Answer

**step1** Understanding the problem

The problem asks us to determine if the statement "The base in 53 is 5" is true or false.

**step2** Analyzing the number 53

Let's decompose the number 53 by separating each digit and analyzing them individually.
For the number 53:
The tens place is 5. Its value is 5 groups of ten, or $$5 \times 10 = 50$$.
The ones place is 3. Its value is 3 groups of one, or $$3 \times 1 = 3$$.
So, the number 53 is $$50 + 3$$.

**step3** Defining 'base' in the context of numbers

In mathematics, when we write numbers like 53, we are typically using the decimal number system, also known as base 10. The 'base' of a number system tells us how many unique digits are used (including zero) and what value each place in a number represents as a power of the base. For example, in base 10, each place value is a power of 10 (ones place is $$10^0$$, tens place is $$10^1$$, hundreds place is $$10^2$$, and so on).

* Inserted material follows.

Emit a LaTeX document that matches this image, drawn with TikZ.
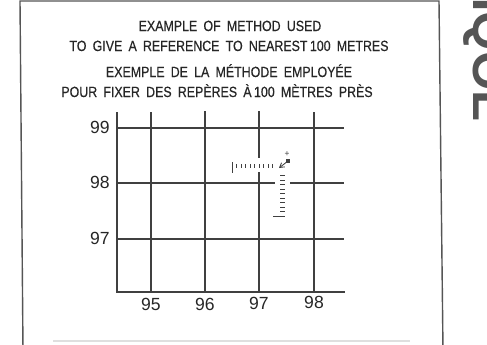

**step4** Evaluating the statement

The statement says "The base in 53 is 5." According to our definition, the number 53 is written in the decimal system, which has a base of 10. The digit 5 in 53 represents 5 tens, it is not the base of the number system itself. If the number were written in an exponential form like $$5^3$$, then 5 would be the base, but the problem presents the number as 53.

**step5** Concluding the answer

Since the number 53 is a standard decimal number, its base is 10. Therefore, the statement "The base in 53 is 5" is false.